Pictures stay out of the copy. Repeat exactly the lines from the first entry below through the line that contains "iterations = list(range(50000, 88001, 250))", and nothing beyond.

_Given records_.

________________________

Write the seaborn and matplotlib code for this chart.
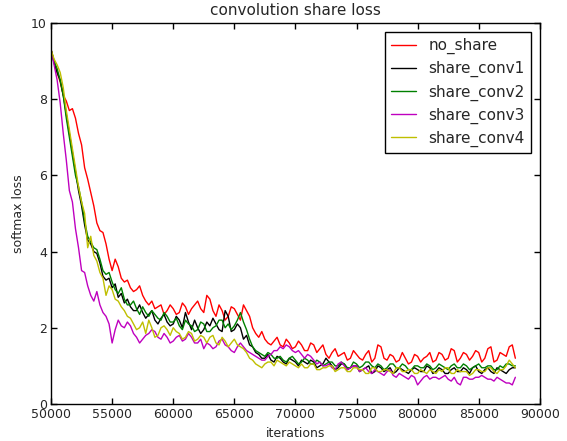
import numpy as np
import pandas as pd
import seaborn as sns
import matplotlib.pyplot as plt

# iterations, one reading every 250 steps
iterations = list(range(50000, 88001, 250))

no_share = [9.3, 9.0, 8.7, 8.45, 8.1, 7.95, 7.7, 7.75, 7.5, 7.1,
            6.8, 6.2, 5.9, 5.55, 5.2, 4.75, 4.55, 4.5, 4.2, 3.8,
            3.5, 3.8, 3.6, 3.3, 3.2, 3.25, 3.05, 2.95, 3.0, 3.1,
            2.85, 2.7, 2.6, 2.7, 2.5, 2.55, 2.6, 2.35, 2.45, 2.6,
            2.5, 2.35, 2.4, 2.65, 2.55, 2.35, 2.5, 2.6, 2.7, 2.5,
            2.4, 2.85, 2.75, 2.45, 2.3, 2.6, 2.45, 2.2, 2.3, 2.55,
            2.5, 2.35, 2.2, 2.6, 2.45, 2.3, 2.0, 1.85, 1.75, 1.9,
            1.7, 1.6, 1.55, 1.65, 1.75, 1.55, 1.5, 1.7, 1.6, 1.45,
            1.5, 1.65, 1.55, 1.4, 1.4, 1.6, 1.55, 1.35, 1.45, 1.55,
            1.3, 1.2, 1.35, 1.45, 1.25, 1.3, 1.35, 1.15, 1.2, 1.4,
            1.3, 1.2, 1.15, 1.3, 1.4, 1.1, 1.2, 1.55, 1.5, 1.2,
            1.15, 1.3, 1.25, 1.1, 1.15, 1.35, 1.2, 1.05, 1.1, 1.3,
            1.25, 1.1, 1.2, 1.25, 1.35, 1.1, 1.15, 1.35, 1.3, 1.15,
            1.2, 1.45, 1.4, 1.1, 1.2, 1.35, 1.3, 1.15, 1.25, 1.4,
            1.35, 1.1, 1.2, 1.45, 1.5, 1.1, 1.15, 1.35, 1.3, 1.25,
            1.5, 1.55, 1.2]

share_conv1 = [9.3, 8.95, 8.7, 8.5, 8.1, 7.6, 7.1, 6.6, 6.1, 5.6,
               5.2, 4.7, 4.3, 4.2, 4.0, 3.95, 3.7, 3.35, 3.25, 3.3,
               3.05, 3.15, 2.8, 2.9, 2.65, 2.75, 2.55, 2.45, 2.45, 2.6,
               2.4, 2.25, 2.35, 2.45, 2.2, 2.1, 2.25, 2.35, 2.15, 2.05,
               2.1, 2.3, 2.2, 2.0, 2.4, 2.15, 1.95, 2.2, 2.0, 1.85,
               1.95, 2.15, 2.05, 2.25, 2.1, 1.95, 1.9, 2.45, 2.3, 1.9,
               1.95, 2.1, 2.0, 1.7, 1.8, 1.55, 1.5, 1.35, 1.3, 1.2,
               1.2, 1.3, 1.15, 1.1, 1.25, 1.2, 1.1, 1.05, 1.2, 1.15,
               1.1, 1.0, 1.15, 1.1, 1.05, 1.15, 1.1, 0.95, 1.0, 1.05,
               1.2, 1.1, 1.0, 0.9, 0.95, 1.05, 1.05, 0.9, 0.95, 1.0,
               1.0, 0.85, 0.9, 0.95, 1.0, 0.8, 0.85, 1.0, 0.95, 0.85,
               0.9, 0.95, 0.8, 0.85, 0.95, 0.9, 0.85, 0.8, 0.9, 0.95,
               0.9, 0.85, 0.85, 1.0, 0.95, 0.8, 0.85, 0.95, 0.9, 0.8,
               0.8, 0.9, 0.95, 0.85, 0.85, 0.95, 0.9, 0.8, 0.95, 1.0,
               0.85, 0.8, 0.9, 0.95, 0.85, 0.8, 0.95, 0.9, 0.85, 0.8,
               0.9, 0.95, 0.95]

share_conv2 = [9.3, 9.0, 8.8, 8.5, 8.1, 7.5, 7.0, 6.5, 6.0, 5.7,
               5.3, 4.8, 4.4, 4.25, 4.1, 4.05, 3.8, 3.5, 3.4, 3.45,
               3.2, 3.0, 2.9, 3.05, 2.75, 2.6, 2.6, 2.7, 2.5, 2.35,
               2.55, 2.4, 2.3, 2.45, 2.35, 2.25, 2.2, 2.4, 2.3, 2.15,
               2.15, 2.25, 2.05, 1.95, 2.2, 2.1, 2.05, 1.9, 1.95, 2.15,
               2.1, 1.9, 1.9, 2.0, 2.05, 2.2, 2.2, 2.0, 2.1, 1.95,
               2.05, 2.2, 2.4, 2.15, 1.95, 1.7, 1.5, 1.4, 1.35, 1.3,
               1.25, 1.35, 1.3, 1.2, 1.2, 1.25, 1.15, 1.1, 1.2, 1.25,
               1.15, 1.05, 1.1, 1.2, 1.15, 1.05, 1.05, 1.15, 1.1, 1.0,
               1.05, 1.1, 1.1, 1.0, 1.0, 1.1, 1.05, 0.95, 0.95, 1.1,
               1.05, 0.95, 1.0, 1.1, 1.1, 1.0, 0.95, 1.05, 1.0, 0.9,
               0.95, 1.05, 1.05, 0.95, 0.95, 1.05, 1.0, 0.9, 0.9, 1.0,
               1.0, 0.95, 0.95, 1.05, 1.0, 0.9, 0.95, 1.05, 1.0, 0.95,
               0.9, 1.0, 1.05, 0.95, 0.95, 1.05, 1.0, 0.9, 0.95, 1.0,
               1.05, 0.95, 0.95, 1.0, 1.0, 0.9, 0.9, 1.0, 0.95, 1.05,
               1.05, 1.0, 1.0]

share_conv3 = [9.3, 8.9, 8.5, 7.9, 7.1, 6.4, 5.6, 5.3, 4.6, 4.1,
               3.5, 3.45, 3.1, 2.85, 2.7, 2.95, 2.6, 2.4, 2.3, 2.1,
               1.6, 1.95, 2.2, 2.05, 2.0, 2.15, 2.05, 1.85, 1.75, 1.6,
               1.7, 1.8, 1.85, 1.95, 1.9, 1.75, 1.7, 1.85, 1.75, 1.6,
               1.65, 1.75, 1.8, 1.65, 1.7, 1.85, 1.75, 1.6, 1.6, 1.7,
               1.45, 1.6, 1.55, 1.45, 1.5, 1.65, 1.7, 1.55, 1.5, 1.4,
               1.35, 1.5, 1.6, 1.5, 1.4, 1.35, 1.3, 1.25, 1.2, 1.15,
               1.15, 1.25, 1.3, 1.4, 1.4, 1.5, 1.45, 1.55, 1.5, 1.4,
               1.35, 1.4, 1.3, 1.2, 1.3, 1.25, 1.15, 1.05, 1.1, 1.0,
               1.0, 1.05, 0.95, 0.9, 1.05, 1.1, 1.0, 0.9, 0.95, 1.0,
               1.0, 0.85, 0.9, 0.95, 0.85, 0.8, 0.9, 0.85, 0.8, 0.75,
               0.85, 0.9, 0.75, 0.7, 0.8, 0.75, 0.7, 0.65, 0.75, 0.7,
               0.5, 0.6, 0.7, 0.75, 0.65, 0.7, 0.7, 0.65, 0.7, 0.75,
               0.65, 0.6, 0.7, 0.55, 0.5, 0.7, 0.7, 0.65, 0.65, 0.7,
               0.7, 0.75, 0.7, 0.65, 0.65, 0.6, 0.7, 0.65, 0.6, 0.55,
               0.55, 0.5, 0.7]

share_conv4 = [9.3, 9.05, 8.9, 8.7, 8.3, 7.7, 7.2, 6.7, 6.2, 5.7,
               5.3, 5.0, 4.1, 4.4, 3.9, 3.75, 3.45, 3.3, 2.85, 3.1,
               3.0, 2.75, 2.7, 2.55, 2.45, 2.3, 2.25, 2.1, 1.95, 2.0,
               2.15, 1.85, 2.2, 2.0, 1.75, 1.8, 2.0, 2.05, 1.95, 1.8,
               2.0, 1.9, 1.85, 1.7, 1.75, 1.9, 1.85, 1.65, 1.7, 1.8,
               1.75, 1.6, 1.75, 1.8, 1.6, 1.55, 1.75, 1.65, 1.5, 1.6,
               1.7, 1.55, 1.5, 1.45, 1.35, 1.2, 1.15, 1.05, 1.0, 0.95,
               1.05, 1.1, 1.1, 1.0, 1.15, 1.1, 1.05, 1.0, 1.1, 1.05,
               1.0, 0.95, 1.05, 0.95, 0.95, 1.05, 1.05, 0.9, 0.9, 0.95,
               0.95, 1.0, 1.0, 0.85, 0.9, 0.95, 0.95, 0.85, 0.85, 0.95,
               0.95, 0.9, 0.9, 0.8, 0.8, 0.95, 0.95, 0.85, 0.85, 0.9,
               0.9, 0.85, 0.8, 0.95, 0.95, 0.85, 0.85, 0.9, 0.9, 0.8,
               0.8, 0.9, 0.85, 0.8, 0.9, 0.85, 0.8, 0.9, 0.85, 0.95,
               0.95, 0.8, 0.8, 0.9, 0.85, 0.85, 0.85, 0.75, 0.8, 0.9,
               0.9, 0.85, 0.85, 0.95, 0.95, 0.85, 0.8, 0.9, 0.9, 1.0,
               1.15, 1.05, 0.95]

series_names = ["no_share", "share_conv1", "share_conv2", "share_conv3", "share_conv4"]
series_values = [no_share, share_conv1, share_conv2, share_conv3, share_conv4]
line_colors = ["#ff0000", "#000000", "#008000", "#bf00bf", "#bfbf00"]

x_ticks = [50000, 55000, 60000, 65000, 70000, 75000, 80000, 85000, 90000]
y_ticks = [0, 2, 4, 6, 8, 10]

# long form table for seaborn
frames = []
for name, vals in zip(series_names, series_values):
    frames.append(pd.DataFrame({"iterations": iterations[:len(vals)],
                                "loss": vals, "model": name}))
df = pd.concat(frames, ignore_index=True)

sns.set_style("ticks")
plt.rcParams["font.family"] = ["DejaVu Sans"]
plt.rcParams["xtick.direction"] = "in"
plt.rcParams["ytick.direction"] = "in"

fig = plt.figure(figsize=(5.67, 4.41), dpi=100)
ax = fig.add_axes([0.09, 0.084, 0.862, 0.864])

sns.lineplot(data=df, x="iterations", y="loss", hue="model",
             palette=dict(zip(series_names, line_colors)),
             linewidth=1.0, ax=ax)

ax.set_xlim(50000, 90000)
ax.set_ylim(0, 10)
ax.set_xticks(x_ticks)
ax.set_yticks(y_ticks)
ax.tick_params(which="both", top=True, right=True, length=4, width=1,
               labelsize=9, color="black", pad=3)
for sp in ax.spines.values():
    sp.set_visible(True)
    sp.set_color("black")
    sp.set_linewidth(1.0)

ax.set_title("convolution share loss", fontsize=11)
ax.set_xlabel("iterations", fontsize=9)
ax.set_ylabel("softmax loss", fontsize=9)

leg = ax.legend(loc="upper right", fontsize=11, fancybox=False, frameon=True,
                edgecolor="black", framealpha=1, handlelength=1.6,
                borderaxespad=0.6, labelspacing=0.45)
leg.get_frame().set_linewidth(1.0)

fig.savefig("out.png", dpi=100)
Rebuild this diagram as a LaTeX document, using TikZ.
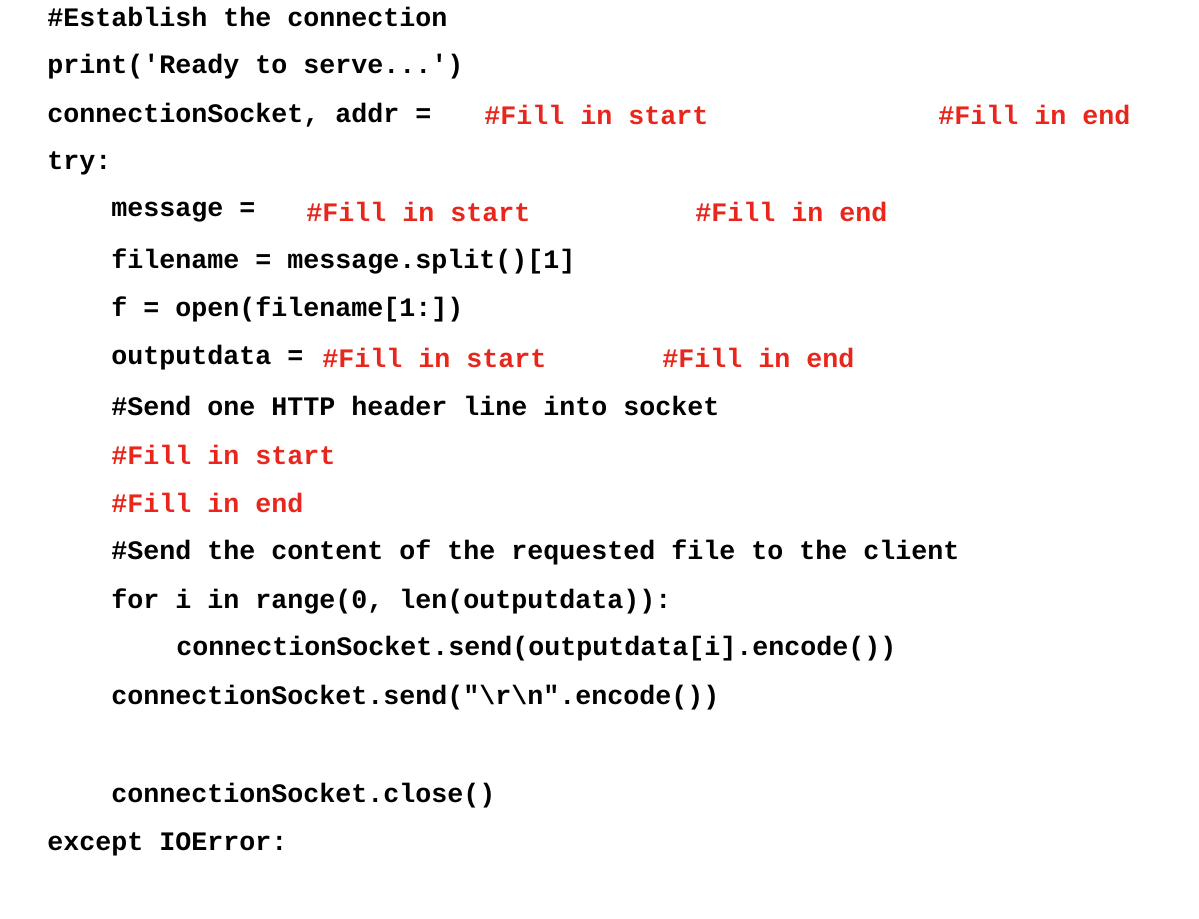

________________________

_Written answer_.
Write the seaborn and matplotlib code for this chart.
import numpy as np
import pandas as pd
import seaborn as sns
import matplotlib.pyplot as plt

# iterations, one reading every 250 steps
iterations = list(range(50000, 88001, 250))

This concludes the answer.